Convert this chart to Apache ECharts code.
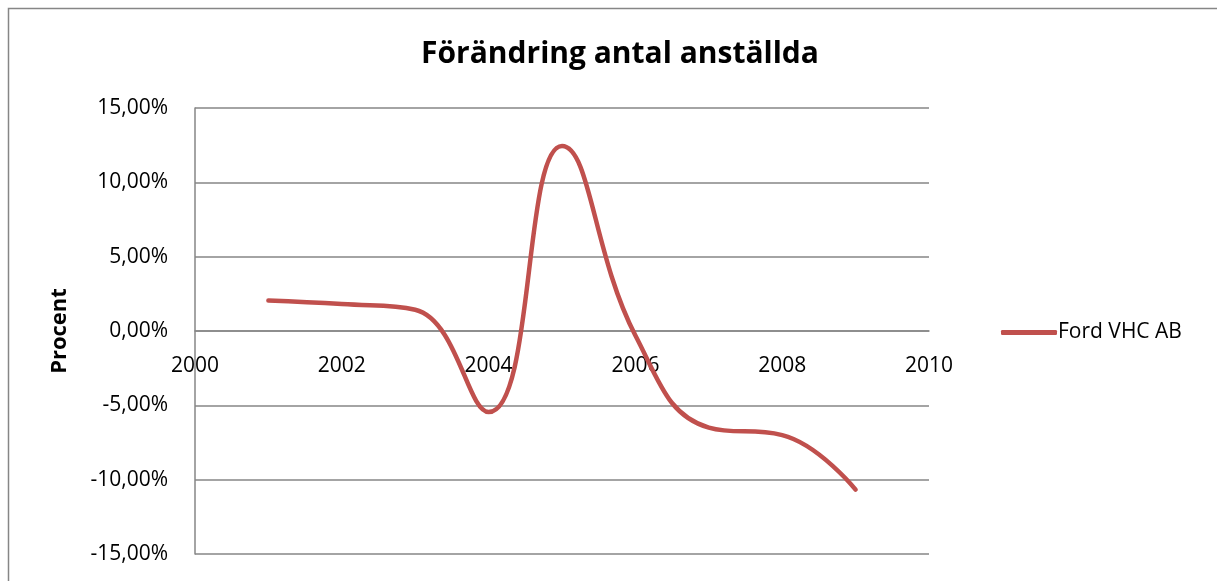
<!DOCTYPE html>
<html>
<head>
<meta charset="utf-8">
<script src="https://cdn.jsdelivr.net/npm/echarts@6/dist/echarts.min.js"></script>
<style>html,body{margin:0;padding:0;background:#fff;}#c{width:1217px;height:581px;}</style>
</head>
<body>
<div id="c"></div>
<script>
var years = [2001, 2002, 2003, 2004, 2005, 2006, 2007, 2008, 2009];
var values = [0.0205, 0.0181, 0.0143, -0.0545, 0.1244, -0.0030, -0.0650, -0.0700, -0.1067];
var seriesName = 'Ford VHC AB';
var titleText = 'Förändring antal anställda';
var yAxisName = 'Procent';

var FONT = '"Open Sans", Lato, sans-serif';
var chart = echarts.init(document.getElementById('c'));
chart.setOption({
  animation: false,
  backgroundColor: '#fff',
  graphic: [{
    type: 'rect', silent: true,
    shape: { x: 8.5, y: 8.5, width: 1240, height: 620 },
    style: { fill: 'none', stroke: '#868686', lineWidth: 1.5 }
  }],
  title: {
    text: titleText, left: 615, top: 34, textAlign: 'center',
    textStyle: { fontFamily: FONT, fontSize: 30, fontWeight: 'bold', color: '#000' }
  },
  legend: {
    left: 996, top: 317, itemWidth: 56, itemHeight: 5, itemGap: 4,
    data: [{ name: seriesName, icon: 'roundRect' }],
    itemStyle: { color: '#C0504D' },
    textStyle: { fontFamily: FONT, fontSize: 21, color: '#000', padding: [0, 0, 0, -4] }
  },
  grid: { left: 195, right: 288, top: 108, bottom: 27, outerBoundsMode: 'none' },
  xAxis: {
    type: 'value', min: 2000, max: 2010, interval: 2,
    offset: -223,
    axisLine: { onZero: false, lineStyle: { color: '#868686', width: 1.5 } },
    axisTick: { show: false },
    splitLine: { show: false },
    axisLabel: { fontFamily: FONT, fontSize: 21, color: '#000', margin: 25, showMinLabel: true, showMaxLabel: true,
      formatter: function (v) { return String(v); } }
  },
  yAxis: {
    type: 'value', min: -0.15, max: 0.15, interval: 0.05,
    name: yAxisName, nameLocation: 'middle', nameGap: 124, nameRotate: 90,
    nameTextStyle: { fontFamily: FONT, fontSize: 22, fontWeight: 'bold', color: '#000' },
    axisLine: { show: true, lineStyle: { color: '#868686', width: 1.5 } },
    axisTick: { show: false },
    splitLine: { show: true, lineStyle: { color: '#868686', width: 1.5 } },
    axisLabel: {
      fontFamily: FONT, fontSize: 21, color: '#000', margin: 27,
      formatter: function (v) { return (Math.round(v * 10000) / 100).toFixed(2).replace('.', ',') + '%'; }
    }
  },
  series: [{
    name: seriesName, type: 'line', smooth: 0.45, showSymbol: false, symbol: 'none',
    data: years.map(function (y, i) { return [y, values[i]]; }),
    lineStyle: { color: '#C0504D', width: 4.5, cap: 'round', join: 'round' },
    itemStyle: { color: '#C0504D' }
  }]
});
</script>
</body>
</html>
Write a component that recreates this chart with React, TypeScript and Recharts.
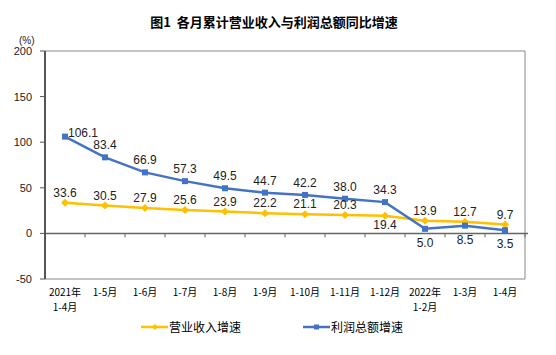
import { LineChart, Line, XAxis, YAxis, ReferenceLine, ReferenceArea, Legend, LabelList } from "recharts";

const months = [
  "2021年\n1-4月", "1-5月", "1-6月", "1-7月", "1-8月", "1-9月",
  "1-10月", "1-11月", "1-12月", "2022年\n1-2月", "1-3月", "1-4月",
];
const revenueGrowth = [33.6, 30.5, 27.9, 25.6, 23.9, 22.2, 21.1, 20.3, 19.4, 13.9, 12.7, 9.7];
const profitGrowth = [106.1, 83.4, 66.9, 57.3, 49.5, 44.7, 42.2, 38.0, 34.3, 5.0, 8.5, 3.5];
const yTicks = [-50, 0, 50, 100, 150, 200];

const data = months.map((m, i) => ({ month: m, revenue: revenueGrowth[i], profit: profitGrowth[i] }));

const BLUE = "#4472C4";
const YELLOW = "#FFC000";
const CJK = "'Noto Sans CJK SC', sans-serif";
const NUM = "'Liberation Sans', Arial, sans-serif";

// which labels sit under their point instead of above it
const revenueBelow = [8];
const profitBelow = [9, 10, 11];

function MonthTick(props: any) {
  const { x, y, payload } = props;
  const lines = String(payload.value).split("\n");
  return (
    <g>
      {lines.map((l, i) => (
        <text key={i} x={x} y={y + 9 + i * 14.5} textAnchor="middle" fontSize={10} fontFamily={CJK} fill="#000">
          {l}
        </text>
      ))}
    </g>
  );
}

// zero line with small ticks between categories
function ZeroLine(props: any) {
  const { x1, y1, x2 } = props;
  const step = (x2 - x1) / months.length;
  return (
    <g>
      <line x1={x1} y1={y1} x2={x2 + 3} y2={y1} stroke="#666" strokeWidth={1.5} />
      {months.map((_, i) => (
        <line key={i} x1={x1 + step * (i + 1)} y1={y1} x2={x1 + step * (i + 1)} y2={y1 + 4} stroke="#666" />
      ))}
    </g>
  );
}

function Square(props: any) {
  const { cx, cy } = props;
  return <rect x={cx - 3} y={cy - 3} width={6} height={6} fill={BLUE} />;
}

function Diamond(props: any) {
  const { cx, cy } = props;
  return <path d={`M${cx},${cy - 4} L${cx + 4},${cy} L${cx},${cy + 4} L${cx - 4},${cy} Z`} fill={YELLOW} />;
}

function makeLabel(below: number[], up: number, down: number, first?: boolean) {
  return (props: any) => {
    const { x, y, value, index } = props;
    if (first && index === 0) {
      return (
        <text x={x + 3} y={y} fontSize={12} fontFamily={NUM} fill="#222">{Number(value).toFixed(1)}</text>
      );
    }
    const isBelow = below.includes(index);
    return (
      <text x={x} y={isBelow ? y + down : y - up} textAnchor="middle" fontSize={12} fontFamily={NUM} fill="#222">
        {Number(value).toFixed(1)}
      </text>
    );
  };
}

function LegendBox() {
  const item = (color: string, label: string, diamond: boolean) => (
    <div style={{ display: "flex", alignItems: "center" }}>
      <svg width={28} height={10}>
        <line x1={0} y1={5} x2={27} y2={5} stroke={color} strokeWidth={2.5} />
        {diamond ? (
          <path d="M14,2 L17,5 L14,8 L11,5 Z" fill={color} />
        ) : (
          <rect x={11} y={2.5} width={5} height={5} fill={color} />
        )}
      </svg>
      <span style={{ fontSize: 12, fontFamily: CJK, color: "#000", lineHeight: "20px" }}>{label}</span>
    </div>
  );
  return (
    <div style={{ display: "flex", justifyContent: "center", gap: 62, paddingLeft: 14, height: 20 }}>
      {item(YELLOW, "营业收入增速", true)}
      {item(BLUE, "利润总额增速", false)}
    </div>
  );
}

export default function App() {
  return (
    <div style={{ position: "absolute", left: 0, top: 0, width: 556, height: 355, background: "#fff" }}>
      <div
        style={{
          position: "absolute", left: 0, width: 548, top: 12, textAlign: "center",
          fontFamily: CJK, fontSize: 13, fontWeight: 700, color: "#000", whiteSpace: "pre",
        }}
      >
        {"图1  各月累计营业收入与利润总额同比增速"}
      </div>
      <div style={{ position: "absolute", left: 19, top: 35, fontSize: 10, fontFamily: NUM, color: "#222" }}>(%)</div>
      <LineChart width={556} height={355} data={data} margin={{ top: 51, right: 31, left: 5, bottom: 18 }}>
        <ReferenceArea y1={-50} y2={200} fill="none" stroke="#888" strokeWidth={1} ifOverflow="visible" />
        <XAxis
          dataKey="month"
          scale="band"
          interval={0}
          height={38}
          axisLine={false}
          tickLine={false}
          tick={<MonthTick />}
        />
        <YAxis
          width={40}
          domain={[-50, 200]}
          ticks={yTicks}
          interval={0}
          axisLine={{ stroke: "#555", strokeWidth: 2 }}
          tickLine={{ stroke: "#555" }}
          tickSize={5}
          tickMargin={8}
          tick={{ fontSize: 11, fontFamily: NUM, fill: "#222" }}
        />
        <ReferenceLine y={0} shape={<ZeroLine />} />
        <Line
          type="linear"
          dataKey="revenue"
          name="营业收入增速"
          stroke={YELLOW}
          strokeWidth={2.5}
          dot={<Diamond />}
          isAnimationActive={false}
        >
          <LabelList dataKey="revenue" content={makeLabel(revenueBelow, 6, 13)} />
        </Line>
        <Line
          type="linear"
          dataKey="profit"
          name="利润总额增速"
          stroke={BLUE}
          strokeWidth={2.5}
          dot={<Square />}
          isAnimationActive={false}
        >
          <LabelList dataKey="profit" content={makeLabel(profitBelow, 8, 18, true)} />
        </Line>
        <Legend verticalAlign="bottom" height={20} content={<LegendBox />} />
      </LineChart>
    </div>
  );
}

EXERCISE DETAILS >>
Repeat the lines from where the entries begin to the line with "var yAxisName = 'Procent';", both included. Any picture is left out.

SOLUTION >>
Convert this chart to Apache ECharts code.
<!DOCTYPE html>
<html>
<head>
<meta charset="utf-8">
<script src="https://cdn.jsdelivr.net/npm/echarts@6/dist/echarts.min.js"></script>
<style>html,body{margin:0;padding:0;background:#fff;}#c{width:1217px;height:581px;}</style>
</head>
<body>
<div id="c"></div>
<script>
var years = [2001, 2002, 2003, 2004, 2005, 2006, 2007, 2008, 2009];
var values = [0.0205, 0.0181, 0.0143, -0.0545, 0.1244, -0.0030, -0.0650, -0.0700, -0.1067];
var seriesName = 'Ford VHC AB';
var titleText = 'Förändring antal anställda';
var yAxisName = 'Procent';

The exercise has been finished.